15 de abr. de 2024

Affonso Romano sobre RW: O mundo é macio e perigoso.

 


 Neste cinepoema, a poesia vive uma odisseia no espaço. Selva Selvaggia” não é o título de mais um livro de poesias, mas sim o nome de um cine-poema. O roteirista e diretor extraiu o argumento desta edição de fatos vivenciados por ele mesmo no eixo Minas-Bahia-Rio, entre 1962-1975, e de “outros lidos, vistos, consumidos – pelo telstar, pela tv, pelo cinematógrafo”.

Para Glauber Rocha, um filme não é arquitetura de efeitos, mas expressão visual de problemas. Talvez esteja nestas palavras de Glauber a explicação para a proposta poética de Ronaldo, que sem dúvida alguma suou e sofreu para compor seu poema – “na rua, na cama, no teclado da máquina, subitamente dentro de um cinema”. Com uma primeira montagem de Selva Selvaggia (com 66 takes de certa forma mantidos ou reestruturados nesta montagem atual), o autor foi premiado em 1970 pela União Brasileira de Escritores.

Teve outras premiações na primeira promoção de poesia na Guanabara, no primeiro e segundo festival de poesia de Pirapora (neste último recebeu o prêmio “Carlos Drummond de Andrade”). Ronaldo Werneck é um poeta amadurecido em barris de carvalho. Seu poema é uma dose dupla de batida de limão misturada com muitos copos de cerveja, duas vodcas e vários uísques.

A quem brinda? A Oswald de Andrade, Fellini, Mallarmé, Jorge de Lima, Mário Faustino, João Cabral, Maiakóvski, Camões, e.e. cummings e muitos outros. O que brinda o poeta? A palavra e o homem.

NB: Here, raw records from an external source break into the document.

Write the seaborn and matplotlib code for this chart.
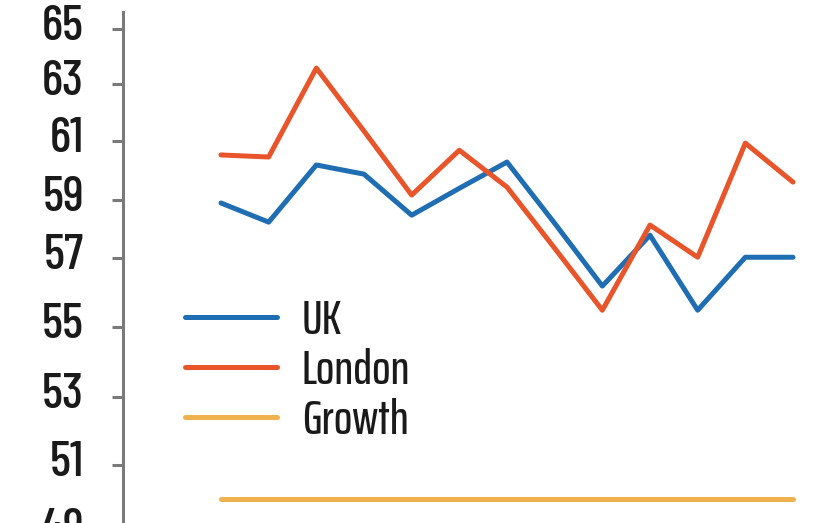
import numpy as np
import pandas as pd
import seaborn as sns
import matplotlib.pyplot as plt
from matplotlib.transforms import ScaledTranslation

# Data (13 periods)
periods = list(range(13))
uk = [58.9, 58.24, 60.19, 59.88, 58.48, 59.4, 60.29, 58.2, 56.19, 57.79, 55.49, 57.03, 57.03]
london = [60.53, 60.46, 63.58, 61.35, 59.17, 60.69, 59.44, 57.34, 55.49, 58.14, 57.03, 60.93, 59.61]
growth = [50.0] * 13

ytick_values = [49, 51, 53, 55, 57, 59, 61, 63, 65]

# the original axis is not evenly spaced: pixel spacing between each pair of ticks
scale_vals = np.array([47, 49, 51, 53, 55, 57, 59, 61, 63, 65, 67])
scale_pos = -np.array([600, 532, 465, 397, 327, 258, 200, 141, 84, 29, -26], dtype=float)


def fwd(v):
    return np.interp(v, scale_vals, scale_pos)


def inv(p):
    return np.interp(p, scale_pos, scale_vals)


df = pd.DataFrame({
    'period': periods * 3,
    'value': uk + london + growth,
    'series': ['UK'] * 13 + ['London'] * 13 + ['Growth'] * 13,
})

colors = {'UK': '#1f6db2', 'London': '#e8552b', 'Growth': '#f0b24e'}

sns.set_style('white')
plt.rcParams['font.family'] = ['Barlow Condensed', 'Roboto Condensed', 'DejaVu Sans']
legend_font = ['Saira ExtraCondensed', 'Barlow Condensed', 'DejaVu Sans']

fig = plt.figure(figsize=(8.39, 5.23), dpi=100)
ax = fig.add_axes([123 / 839, -50 / 523, 1 - 123 / 839, (523 + 50 - 12) / 523])

sns.lineplot(data=df, x='period', y='value', hue='series', palette=colors,
             linewidth=3.6, ax=ax, legend=True)

ax.set_yscale('function', functions=(fwd, inv))
ax.set_ylim(47.8, 65.62)
ax.set_xlim(-2.056, 12.965)
ax.set_yticks(ytick_values)
ax.set_yticklabels([str(v) for v in ytick_values], fontweight='medium')
ax.set_xticks([])
ax.set_xlabel('')
ax.set_ylabel('')

for s in ['top', 'right', 'bottom']:
    ax.spines[s].set_visible(False)
ax.spines['left'].set_color('#7a7a7a')
ax.spines['left'].set_linewidth(2.2)
ax.tick_params(axis='y', left=True, length=8, width=2.2, color='#7a7a7a',
               pad=20, labelsize=36, labelcolor='#1a1a1a')

offset = ScaledTranslation(0, 7 / 100, fig.dpi_scale_trans)
for lab in ax.get_yticklabels():
    lab.set_transform(lab.get_transform() + offset)

ax.legend(loc='upper left', bbox_to_anchor=(185 / 839, 1 - 298 / 523),
          bbox_transform=fig.transFigure, frameon=False, borderpad=0,
          borderaxespad=0, handlelength=1.9, handletextpad=0.5,
          labelspacing=0.1, labelcolor='#1a1a1a',
          prop={'family': legend_font, 'size': 35, 'weight': 'medium'})

fig.savefig('out.png', dpi=100)
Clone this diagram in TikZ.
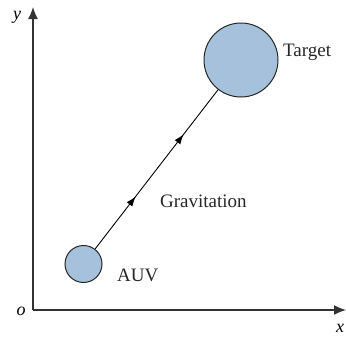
\documentclass[tikz,border=0pt]{standalone}
\usepackage{fontspec}
\setmainfont{Liberation Serif}
\usetikzlibrary{arrows.meta,decorations.markings}
\definecolor{ballblue}{HTML}{A6C1DB}
\begin{document}
\begin{tikzpicture}[x=1pt,y=-1pt,
  axis/.style={line width=1.4pt,draw=black!80,-{Latex[length=12pt,width=10pt]}},
  ball/.style={circle,draw=black!85,line width=1pt,fill=ballblue,inner sep=0pt},
  lbl/.style={font=\fontsize{19}{21}\selectfont,inner sep=0pt,anchor=base west,text=black!85},
  mlbl/.style={font=\fontsize{18}{20}\selectfont\itshape,inner sep=0pt},
  link/.style={line width=0.9pt,postaction={decorate},decoration={markings,
    mark=at position 0.33 with {\arrow{Latex[length=10pt,width=7pt]}},
    mark=at position 0.72 with {\arrow{Latex[length=10pt,width=7pt]}}}}]
\useasboundingbox (0,0) rectangle (346,338);
\coordinate (o) at (33,310);
\coordinate (xend) at (346,310);
\coordinate (yend) at (33,7);
\draw[axis] (o) -- (xend);
\draw[axis] (o) -- (yend);
\node[mlbl] (ylab) at (17,17) {y};
\node[mlbl] (olab) at (21,311) {o};
\node[mlbl] (xlab) at (340,328) {x};
\node[ball,minimum size=74pt] (target) at (241,60) {};
\node[ball,minimum size=37pt] (auv) at (83.5,264) {};
\draw[link] (auv) -- (target);
\node[lbl] (tlab) at (283,56) {Target};
\node[lbl] (glab) at (160,207) {Gravitation};
\node[lbl] (alab) at (117,281) {AUV};
\end{tikzpicture}
\end{document}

Em Selva Selvaggia, o leitor-espectador encontrará dez seqncias, e a primeira abre a cena com o poeta refletindo sobre seu ofício: procurando estruturar os elementos necessários para a cine-viagem, através das palavras, imagens, espaços em branco. 

Vejamos o poema “Três haicais à la carte”: 1) os brancos impressos/ entre as letras são tetas/ leite submerso. 2) pedra sal e sonho/ apreender com o corpo/ sol cotidiano. 3) do amor não a/ prendeu a tonalidade/ar e amar´elo”. 

Notam-se influências joycenas – pelas associações sonoras – e de cummings – pela desintegração das palavras. Infelizmente não posso reproduzir aqui os melhores exemplos de total libertação, como acontece nos poemas Telstar, 2001 o espaço poético, Canção da espera”, “Réu´p”, Full-time”, “Pranto-socorro” e outros em que as palavras se agrupam coerentemente e se estruturam formando mosaicos visuais e fragmentos sonoros.

O poeta encerra a seqncia cinco com o poema-processo Pop/lar um poema eletrodoméstico social, em que aparece uma página de jornal anunciando uma liquidação de geladeiras, aparelhos de tv, liquidificadores, fogões, bicicletas, enceradeiras. Na mesma página, a notícia – “O mundo é macio e perigoso” – é o título do poema-texto, que tem como ilustrações fotografias de pessoas rindo e correndo de felicidade. Neste poema-texto Ronaldo mostra em versos como vê a realidade social deste mundo macio e perigoso. – “Uma canção de espera/ uma canção de esperança/ ancião/ ânsia/ canção/ anunciação/ retribuição/ risos/ grunhidos/ febre/ vômito/ de esperança/ é o mundo/ que te anuncio”.

Num total de 86 poemas, Selva Selvaggia é um desabafo de seu autor, refletido em uma boa dose de sentimentalismo poético, misturado com muita poesia concreta e alguns poemas-processo.


Affonso Romano de Santana

Revista Veja, São Paulo, maio de 1976

 


4 comentários:

Tairone Feitosa disse...

Ronaldo nos convida a ver.

Anônimo disse...

Que espetáculo!!!

Anônimo disse...

Só del Poeta Affonso Romano de Santana podiam brotar tão acertados conceitos. Parabéms!!

Jom Tob Azulay disse...

Quando o crítico casa com o poeta como no caso de Affonso Romano as palavras brotam em perfeita síntese de sons e cores, significados e sentimentos. Parabéns Ronaldo Werneck por ter inspirado e nos ter propiciado esta dádiva.